Records to use ->
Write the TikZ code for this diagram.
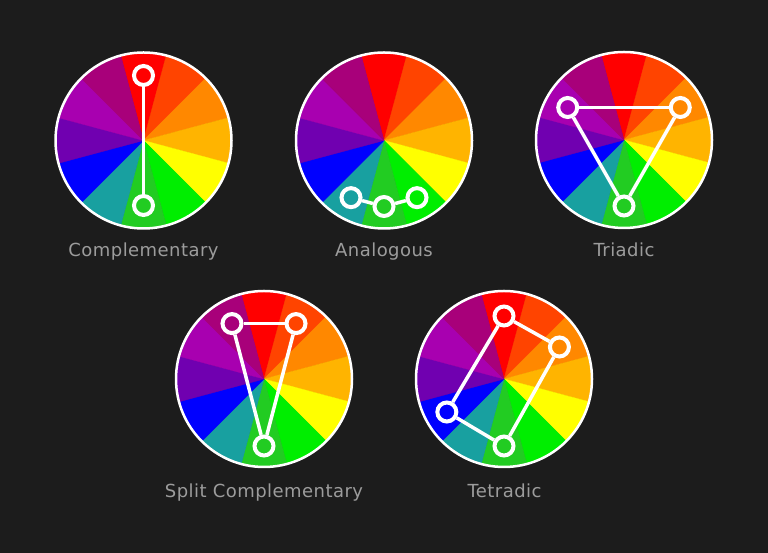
\documentclass[tikz,border=0pt]{standalone}
\usepackage{fontspec}
\newfontfamily\labelfont[LetterSpace=2.5]{DejaVu Sans}
\definecolor{bg}{HTML}{1C1C1C}
\definecolor{labelgray}{HTML}{9C9C9C}
\definecolor{cA}{HTML}{FF0000}
\definecolor{cB}{HTML}{FF4400}
\definecolor{cC}{HTML}{FF8800}
\definecolor{cD}{HTML}{FFB400}
\definecolor{cE}{HTML}{FFFF00}
\definecolor{cF}{HTML}{00EE00}
\definecolor{cG}{HTML}{22CC22}
\definecolor{cH}{HTML}{18A0A0}
\definecolor{cI}{HTML}{0000FF}
\definecolor{cJ}{HTML}{7000B0}
\definecolor{cK}{HTML}{A800B0}
\definecolor{cL}{HTML}{A8007A}
\newcommand\colorwheel[1]{%
  \foreach \a/\c in {90/cA,60/cB,30/cC,0/cD,-30/cE,-60/cF,-90/cG,-120/cH,-150/cI,180/cJ,150/cK,120/cL}{%
    \filldraw[fill=\c,draw=\c,line width=0.4pt,line join=round] (#1) -- ++(\a-15:88) arc[start angle=\a-15,end angle=\a+15,radius=88] -- cycle;}%
  \draw[wheelrim] (#1) circle[radius=88];}
\begin{document}
\begin{tikzpicture}[x=1pt,y=1pt,
  wheelrim/.style={draw=white,line width=2.5pt},
  marker/.style={circle,draw=white,line width=4pt,minimum size=19pt,inner sep=0pt},
  link/.style={draw=white,line width=3.5pt},
  caption/.style={font=\labelfont\fontsize{18}{21}\selectfont,text=labelgray,anchor=base,inner sep=0pt}]
\fill[bg] (0,0) rectangle (768,553);
\useasboundingbox (0,0) rectangle (768,553);
\coordinate (w1) at (143.5,412.5);
\coordinate (w2) at (384,412.5);
\coordinate (w3) at (624,413);
\coordinate (w4) at (264,174);
\coordinate (w5) at (504,174);
\colorwheel{w1}
\colorwheel{w2}
\colorwheel{w3}
\colorwheel{w4}
\colorwheel{w5}
% Complementary
\path (w1) ++(90:65) node[marker] (c1) {};
\path (w1) ++(-90:65) node[marker] (c2) {};
\draw[link] (c1) -- (c2);
% Analogous
\path (w2) ++(-120:66) node[marker] (a1) {};
\path (w2) ++(-90:66) node[marker] (a2) {};
\path (w2) ++(-60:66) node[marker] (a3) {};
\draw[link] (a1) -- (a2);
\draw[link] (a2) -- (a3);
% Triadic
\path (w3) ++(150:65) node[marker] (t1) {};
\path (w3) ++(30:65) node[marker] (t2) {};
\path (w3) ++(-90:66) node[marker] (t3) {};
\draw[link] (t1) -- (t2);
\draw[link] (t2) -- (t3);
\draw[link] (t3) -- (t1);
% Split complementary
\path (w4) ++(120:64) node[marker] (s1) {};
\path (w4) ++(60:64) node[marker] (s2) {};
\path (w4) ++(-90:67) node[marker] (s3) {};
\draw[link] (s1) -- (s2);
\draw[link] (s2) -- (s3);
\draw[link] (s3) -- (s1);
% Tetradic
\path (w5) ++(90:63) node[marker] (q1) {};
\path (w5) ++(30:64) node[marker] (q2) {};
\path (w5) ++(-90:67) node[marker] (q3) {};
\path (w5) ++(210:66) node[marker] (q4) {};
\draw[link] (q1) -- (q2);
\draw[link] (q2) -- (q3);
\draw[link] (q3) -- (q4);
\draw[link] (q4) -- (q1);
% captions
\node[caption] (l1) at (143.5,296) {Complementary};
\node[caption] (l2) at (384,296) {Analogous};
\node[caption] (l3) at (624,296) {Triadic};
\node[caption] (l4) at (264,55) {Split Complementary};
\node[caption] (l5) at (504.5,55) {Tetradic};
\end{tikzpicture}
\end{document}
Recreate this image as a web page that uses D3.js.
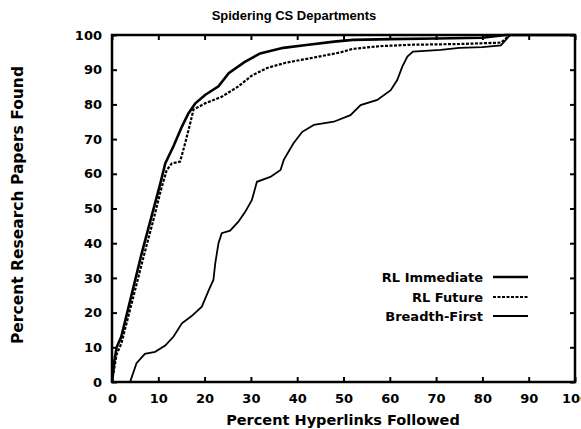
<!DOCTYPE html>
<html><head><meta charset="utf-8">
<script src="https://cdn.jsdelivr.net/npm/d3@7"></script>
<style>
html,body{margin:0;padding:0;background:#fff;}
svg{display:block;font-family:"DejaVu Sans",Arial,sans-serif;font-weight:bold;}
</style></head>
<body>
<svg id="chart" width="581" height="429"></svg>
<script>
const title = "Spidering CS Departments";
const xLabel = "Percent Hyperlinks Followed";
const yLabel = "Percent Research Papers Found";
const xTicks = [0,10,20,30,40,50,60,70,80,90,100];
const yTicks = [0,10,20,30,40,50,60,70,80,90,100];
const seriesNames = ["RL Immediate","RL Future","Breadth-First"];

const rlImmediate = [[0,0],[0.5,6],[1,10],[2,13],[4.2,25],[6.4,37],[8.6,48],[10.4,57],[11.5,63],[13.3,68],[15.1,73.6],[16.5,77.4],[18,80.3],[20.1,82.7],[23,85.2],[25.2,89],[28.6,92.2],[32,94.7],[37,96.3],[42,97.1],[48,98.1],[52,98.6],[60,98.8],[70,99],[80,99.2],[85,100],[100,100]];
const rlFuture = [[0,0],[1,8],[2,11],[4.5,24],[6.8,36],[9,47],[10.5,55],[11.8,61],[12.9,63],[14.7,63.5],[15.8,68.8],[16.9,74.6],[17.6,78.5],[20.1,80.3],[23.7,82.2],[27.3,85.2],[30.2,88.3],[33.5,90.5],[37.5,92],[43.6,93.5],[49.4,95],[52,96],[58,96.8],[65,97.2],[75,97.4],[84,97.8],[86,100],[100,100]];
const breadthFirst = [[0,0],[3.9,0],[5.3,5.4],[7.1,8.1],[9.3,8.7],[11.5,10.5],[13.3,13.1],[15.1,16.9],[17.2,19],[19.4,21.7],[20.9,26.5],[21.9,29.4],[22.3,34.2],[23,40],[23.7,42.9],[25.5,43.6],[27.3,46.2],[28.8,49.1],[30.2,52.4],[31.3,57.7],[34.2,59.1],[36.4,61.1],[37.1,64],[39.2,68.8],[41.1,72.1],[43.6,74.1],[47.9,75],[51.5,76.9],[53.7,79.8],[57.3,81.3],[60.2,84.1],[61.6,87],[62.7,90.9],[63.8,93.8],[65,95.2],[71,95.7],[75,96.3],[80,96.5],[84,97],[86,100],[100,100]];

const svg = d3.select("#chart");
const L = 112, R = 575, T = 35, B = 382;
const x = d3.scaleLinear().domain([0,100]).range([L,R]);
const y = d3.scaleLinear().domain([0,100]).range([B,T]);

const tl = 5;
svg.append("g").attr("transform",`translate(0,${B})`)
  .call(d3.axisBottom(x).tickValues(xTicks).tickSize(-tl).tickPadding(12).tickFormat(d3.format("d")))
  .call(g=>g.select(".domain").remove());
svg.append("g").attr("transform",`translate(0,${T})`)
  .call(d3.axisTop(x).tickValues(xTicks).tickSize(-tl).tickFormat(""))
  .call(g=>g.select(".domain").remove());
svg.append("g").attr("transform",`translate(${L},0)`)
  .call(d3.axisLeft(y).tickValues(yTicks).tickSize(-tl).tickPadding(10).tickFormat(d3.format("d")))
  .call(g=>g.select(".domain").remove());
svg.append("g").attr("transform",`translate(${R},0)`)
  .call(d3.axisRight(y).tickValues(yTicks).tickSize(-tl).tickFormat(""))
  .call(g=>g.select(".domain").remove());
svg.selectAll(".tick line").attr("stroke","#000").attr("stroke-width",2);
svg.selectAll(".tick text").attr("fill","#000").style("font-size","13px").style("font-weight","bold")
  .style("font-family","'DejaVu Sans',Arial,sans-serif");

svg.append("rect").attr("x",L).attr("y",T).attr("width",R-L).attr("height",B-T)
  .attr("fill","none").attr("stroke","#000").attr("stroke-width",2.5);

const line = d3.line().x(d=>x(d[0])).y(d=>y(d[1]));
const styles = [
  {w:2.6, dash:null},
  {w:2.2, dash:"3,1.5"},
  {w:1.8, dash:null}
];
const data = [rlImmediate, rlFuture, breadthFirst];
data.forEach((s,i)=>{
  svg.append("path").datum(s).attr("d",line).attr("fill","none")
    .attr("stroke","#000").attr("stroke-width",styles[i].w)
    .attr("stroke-dasharray",styles[i].dash);
});

const legY = [277,297,316];
seriesNames.forEach((n,i)=>{
  svg.append("text").attr("x",483).attr("y",legY[i]).attr("dy","0.35em")
    .attr("text-anchor","end").style("font-size","13px").text(n);
  svg.append("line").attr("x1",493).attr("x2",528).attr("y1",legY[i]).attr("y2",legY[i])
    .attr("stroke","#000").attr("stroke-width",styles[i].w).attr("stroke-dasharray",styles[i].dash);
});

svg.append("text").attr("x",294).attr("y",20).attr("text-anchor","middle")
  .style("font-family","'Liberation Sans',Arial,sans-serif")
  .style("font-size","13px").text(title);
svg.append("text").attr("x",343).attr("y",425).attr("text-anchor","middle")
  .style("font-size","14.5px").text(xLabel);
svg.append("text").attr("transform","translate(23,205) rotate(-90)").attr("text-anchor","middle")
  .style("font-size","15.5px").text(yLabel);
</script>
</body></html>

Required task -> Check each line in the listing above for the string "this", then report how many lines contain it, with no other text.

Right answer -> 2